Op-Ed: It’s OK to criticize judges, but not to delegitimize them

President Donald Trump in the Cabinet Room of the White House in Washington with Attorney General Jeff Sessions on March 29.
(Evan Vucci / Associated Press)

It was bad enough when candidate Donald Trump questioned the impartiality of the federal judge hearing the Trump University lawsuit. (Trump said that the judge’s ethnic heritage would make him biased.)

It was even worse when President Trump accused the federal judges temporarily halting his travel bans of purely political motivations and limited intelligence.

But it was especially disheartening last week to hear disrespect for a federal judge from the mouth of Atty. Gen. Jeff Sessions — who is, after all, the nation’s highest-ranking law enforcement officer. After Hawaii-based U.S. District Judge Derrick Watson issued a temporary restraining order against the administration’s second travel ban, Sessions complained that “a judge sitting on an island in the Pacific” could issue a nationwide decree. The remark was eerily reminiscent of Trump’s earlier dismissive tweet that the U.S. district judge who stopped his first travel ban was a “so-called judge.”


Not that federal judges should be above legitimate criticism. These jurists deal with vital, and at times life-threatening, issues; federal judges need to hear well-informed and zealously advocated contrary views both inside the courtroom and out.

There is a difference between legitimate criticism and crass delegitimization.

But there is a difference between legitimate criticism and crass delegitimization. Sessions crossed the line when he intertwined potentially valid criticism of district court injunctive powers with a dismissive joke. Even if incivility and demonization are the “new normal” for fights among national politicians and pundits — something I’m not prepared to concede, but that’s a bigger issue — there are three good reasons why federal-judge-bashing is beyond the pale.

First, politicians who attack federal judges are not fighting fair. The traditions and ethical canons applicable to federal judges severely limit their ability to respond. It would violate judicial-restraint norms and bring serious rebuke for federal judges to turn legal rulings into platforms for personal rejoinders to political attacks.

Judicial comments outside the courtroom seen as “political” also bring forth swift condemnation. Witness the criticism of Supreme Court Justice Ruth Bader Ginsburg for an anti-Trump comment made off-hand to a reporter during the presidential campaign.

Picking a fight with someone who can’t fight back is the epitome of being a bully.

Second, treating federal judges like other politicians — and, especially, accusing them of having similar partisan motivations — obscures the fact that our constitutional democracy depends on federal judges rising above politics.

Sure, initial judicial appointments are heavily influenced by party and ideology. And scholars detect differences between rulings issued by federal judges appointed by Republican presidents and by those appointed by Democrats.


Much of the time, however, federal judicial decision-making transcends politics.
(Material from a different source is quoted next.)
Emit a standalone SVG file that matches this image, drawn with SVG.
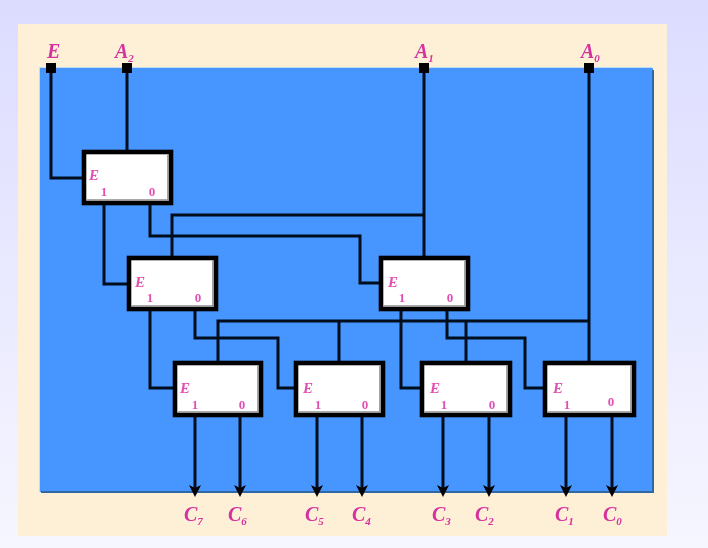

A variety of “rule of law” factors, such as respect for precedent and doctrines of judicial restraint, influence even the most highly visible judicial rulings; this has been shown time and again in social-science studies and prominent anecdotes. (For example, two of the four lower-court judges ruling against the first Trump travel ban were appointed by Republican presidents.)

Although I would be the last person to assert that federal judging is always antiseptically apolitical, life-tenured federal judges often live up to our constitutional democracy’s core aspiration of “equal justice under law.” In any event, it is vital that our civic discourse not assume, or become resigned to, the notion that federal judges are just politicians who wear black robes.

The third — and most important — reason to lament over-the-line attacks is that all Americans, regardless of their political affiliation and ideology, have a vested interest in preserving the national judiciary as a third branch of government with the independence and respect to check and balance nonjudicial officials.

Modern presidents and Congresses have awesome powers affecting our lives, fortunes and freedoms. It follows that federal courts need the independence and respect to not only review presidential orders and federal legislation, but also to declare them invalid. The Supreme Court promoted our constitutional values and standing as a democracy when it invalidated Democratic President Harry Truman’s 1952 order temporarily seizing steel mills during the Korean War, and Republican President George W. Bush’s 2002 order authorizing military-tribunal trials for Guantanamo prisoners.

In 1857, U.S. senatorial candidate Abraham Lincoln criticized the legal reasoning and real-world impact of the Supreme Court’s Dred Scott decision — which ruled that slaves could not assert federal constitutional rights, even in slavery-free territories. Lincoln later insisted that Americans had every right to question the substance of Supreme Court decisions and work to overturn them. But Lincoln never called Chief Justice Roger Taney and his cohorts “so-called justices.”

Every president, attorney general and member of Congress has an obligation to reinforce, not undermine, respect for the crucial constitutional values served by our independent federal judiciary.

Glenn C. Smith teaches constitutional law at California Western School of Law in San Diego and is the co-author of “Constitutional Law for Dummies.”